- Leader: Shaykh Muħammad ʻAlī al-Mahfūð
- Spiritual leader: Hadi al-Modarresi
- Founded: 2001
- Dissolved: 2011
- Preceded by: Islamic Front for the Liberation of Bahrain
- Ideology: Islamism Wilāyat al-Faqīh
- Religion: Shi'a Islam (Shirāzī)
- Council of Representatives: 0 / 40
- Shura Council: 0 / 40

= Islamic Action Society =

Islamist political party in Bahrain

The Islamic Action Society (جمعية العمل الإسلامي Jamʿīyah al-ʿAmal al-ʾIslāmī), sometimes shortened to ʿAmal (أمل) was one of the main Islamist political parties in Bahrain, and mainly appealed to Shīʻa followers of the Islamic philosopher Mohammad Hussaini Shirazi, who are known as "the Shirāzī faction".

The party boycotted the 2002 general election along with several other opposition groups, but did take part in the 2006 parliamentary election, in which it won no seats.

The party is the direct descendant of the militant organisation, the Islamic Front for the Liberation of Bahrain, whose members were pardoned after wide ranging political reforms instigated by Bahrain's ruler Hamad bin Isa Al Khalifa in 2001. With the reforms, they returned from exile or were released from prison and formed the Islamic Action Society.

As with the Islamic Front for the Liberation of Bahrain, the party's spiritual leader was Iraqi cleric Hādī al-Mudarrisī, who was given asylum in Bahrain in the 1970s and acquired Bahraini citizenship while preaching religious awareness. He was expelled to Iran after he set up the Front, and attempted to return to Bahrain in 1981 as the head of a theocratic government in a failed coup d'état.

The Front was accused by the government for a series of terror attacks on civilian targets in the 1990s including a bomb attack on the Diplomat Hotel in Manama in 1996, injuring four people. A spokesman claiming responsibility for the bombings told the Associated Press "We put a bomb in the Diplomat hotel 20 minutes ago ... after the feast ... tell the government that we will destroy everyplace."

The party often called for public demonstrations and political seminars focusing on the issues affecting the majority Shīʻa, who have been ruled by the minority Sunnis for many decades.
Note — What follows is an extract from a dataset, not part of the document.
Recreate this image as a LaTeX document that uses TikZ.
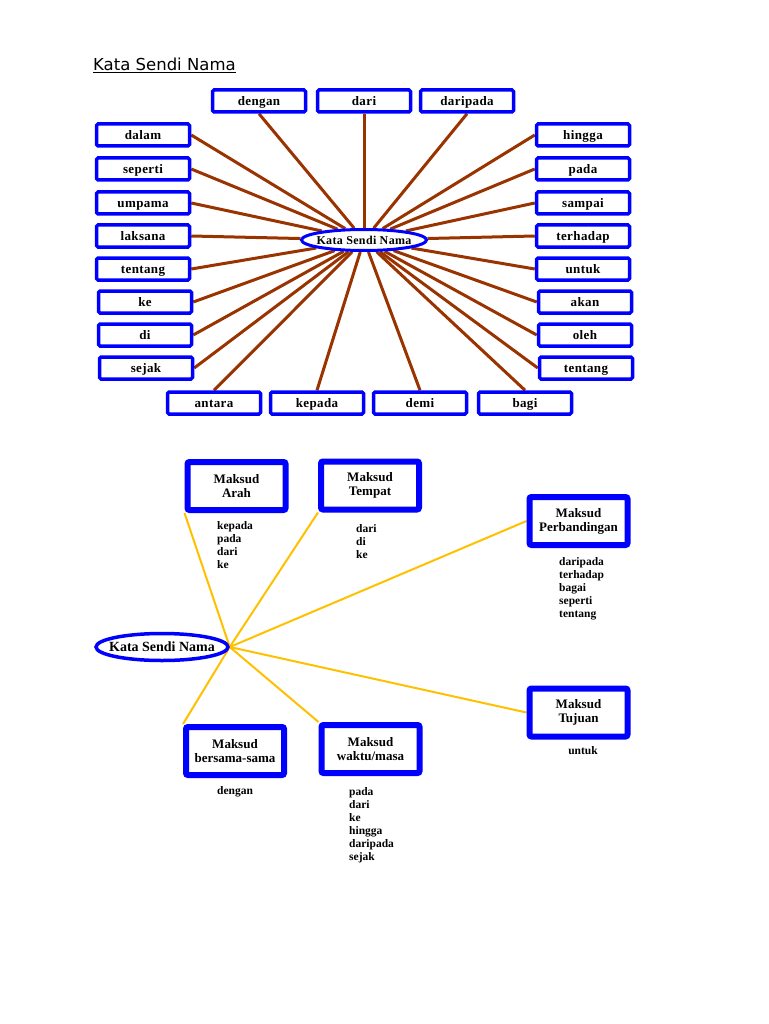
\documentclass[tikz,border=0pt]{standalone}
\usepackage{fontspec}
\setmainfont{Liberation Serif}
\newfontfamily\judulfont{DejaVu Sans}
\newfontfamily\renggangfont{Liberation Serif}[LetterSpace=3]
\usetikzlibrary{shapes.geometric,backgrounds}
\definecolor{birukotak}{RGB}{0,0,255}
\definecolor{coklat}{RGB}{153,51,0}
\definecolor{kuning}{RGB}{255,192,0}
\tikzset{
  kotak/.style={draw=birukotak, line width=3.5pt, fill=white, rounded corners=1.5pt,
    minimum width=93pt, minimum height=22pt, inner sep=0pt, text height=9pt, text depth=0pt,
    font=\renggangfont\bfseries\fontsize{13}{14}\selectfont},
  lonjong/.style={ellipse, draw=birukotak, line width=3pt, fill=white,
    minimum width=125pt, minimum height=21pt, inner xsep=-7pt, inner ysep=0pt,
    font=\renggangfont\bfseries\fontsize{12}{13}\selectfont},
  garis/.style={coklat, line width=3pt},
  maksud/.style={draw=birukotak, line width=6pt, fill=white, rounded corners=2pt,
    minimum width=98pt, minimum height=48pt, inner sep=0pt, align=center,
    font=\bfseries\fontsize{13}{14}\selectfont},
  lonjongb/.style={ellipse, draw=birukotak, line width=3.5pt, fill=white,
    minimum width=132pt, minimum height=27pt, inner xsep=-7pt, inner ysep=0pt,
    font=\bfseries\fontsize{14}{16}\selectfont},
  garisb/.style={kuning, line width=2pt},
  senarai/.style={inner sep=0pt, align=left, font=\bfseries\fontsize{11.5}{13}\selectfont}
}
\begin{document}
\begin{tikzpicture}[x=1pt, y=-1pt]
    \useasboundingbox (0,0) rectangle (768,1024);
    % Title
    \node[anchor=base west, inner sep=0pt, font=\judulfont\fontsize{16.5}{19}\selectfont] (judul) at (93,71) {\underline{Kata Sendi Nama}};

    % First diagram
    \node[lonjong] (pusat) at (364,240) {Kata Sendi Nama};
    \foreach \nama/\teks/\x/\y in {atas1/dengan/259/101, atas2/dari/364/101, atas3/daripada/467/101,
        kiri1/dalam/143/135, kiri2/seperti/143/169, kiri3/umpama/143/203, kiri4/laksana/143/236,
        kiri5/tentang/143/269, kiri6/ke/145/302, kiri7/di/145/335, kiri8/sejak/146/368,
        kanan1/hingga/583/135, kanan2/pada/583/169, kanan3/sampai/583/203, kanan4/terhadap/583/236,
        kanan5/untuk/583/269, kanan6/akan/585/302, kanan7/oleh/585/335, kanan8/tentang/586/368,
        bawah1/antara/214/403, bawah2/kepada/317/403, bawah3/demi/420/403, bawah4/bagi/525/403} {
        \node[kotak] (\nama) at (\x,\y) {\teks};
    }
    % Draw the spokes
    \begin{pgfonlayer}{background}
    \foreach \nama/\sisi in {atas1/south,atas2/south,atas3/south,
        kiri1/east,kiri2/east,kiri3/east,kiri4/east,kiri5/east,kiri6/east,kiri7/east,kiri8/east,
        kanan1/west,kanan2/west,kanan3/west,kanan4/west,kanan5/west,kanan6/west,kanan7/west,kanan8/west,
        bawah1/north,bawah2/north,bawah3/north,bawah4/north} {
        \draw[garis] (pusat) -- (\nama.\sisi);
    }
    \end{pgfonlayer}

    % Second diagram
    \node[lonjongb] (pusatb) at (162,647) {Kata Sendi Nama};
    \node[maksud] (arah) at (236.5,486) {Maksud\\Arah};
    \node[maksud] (tempat) at (370,485.5) {Maksud\\Tempat};
    \node[maksud] (banding) at (578.5,521) {Maksud\\Perbandingan};
    \node[maksud] (tujuan) at (578.5,712.5) {Maksud\\Tujuan};
    \node[maksud] (bersama) at (235,751) {Maksud\\bersama-sama};
    \node[maksud] (waktu) at (370.5,749) {Maksud\\waktu/masa};
    \begin{pgfonlayer}{background}
    \draw[garisb] (pusatb.east) -- (arah.south west);
    \draw[garisb] (pusatb.east) -- (tempat.south west);
    \draw[garisb] (pusatb.east) -- (banding.west);
    \draw[garisb] (pusatb.east) -- (tujuan.west);
    \draw[garisb] (pusatb.east) -- (bersama.north west);
    \draw[garisb] (pusatb.east) -- (waktu.north west);
    \end{pgfonlayer}
    % Word lists
    \node[senarai, anchor=north west] (s1) at (217,521) {kepada\\pada\\dari\\ke};
    \node[senarai, anchor=north west] (s2) at (356,524) {dari\\di\\ke};
    \node[senarai, anchor=north west] (s3) at (559,557) {daripada\\terhadap\\bagai\\seperti\\tentang};
    \node[senarai, anchor=north] (s4) at (583,746) {untuk};
    \node[senarai, anchor=north] (s5) at (235,786) {dengan};
    \node[senarai, anchor=north west] (s6) at (349,787) {pada\\dari\\ke\\hingga\\daripada\\sejak};
\end{tikzpicture}
\end{document}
In September 2005, its license was temporarily suspended after a crowded festival was held honouring those imprisoned by the government on suspicion of involvement in an alleged 1981 coup. The party resumed activities after the temporary suspension.

The last president of the party was Shaykh Muħammad ʻAlī al-Mahfūð, a longtime opposition figure and a close aid to Āyatu l-Lāh al-Mudarrisī. Its vice-president was Salah al-Khawāja.

While the party was allied with fellow Shīʻa Islamists al Wefaq, although the relationship was difficult: Shaykh al-Mahfūð said that attempts were being made by ʻAlī Salman and others to marginalise the party into its "Shirāzī base". The Islamic Action demanded al-Wefaq's support in several constituencies in the 2006 election, although the Islamic Action's spokesman Jawad ʻAbdu l-Waħab said that no decision had till then been made regarding election participation although they did take part. This led one commentator to accuse the party of having a stance "based on self-serving interests but under glossy principles to boost its prestige". Discussion about participation in elections prompted Vice President Salah Khawaja to resign from the party in March 2006 and announce his retirement from politics.

Before February 2011, Islamic Action Society decided to support the Bahraini uprising. During February and March 2011, many representatives of Amal joined anti-Monarchy protesters in Lulu Square and vowed not to enter any dialogue until King Hamad relinquished his office. As a result, the government arrested all the prominent leaders of Amal and closed its headquarters, dissolving the party.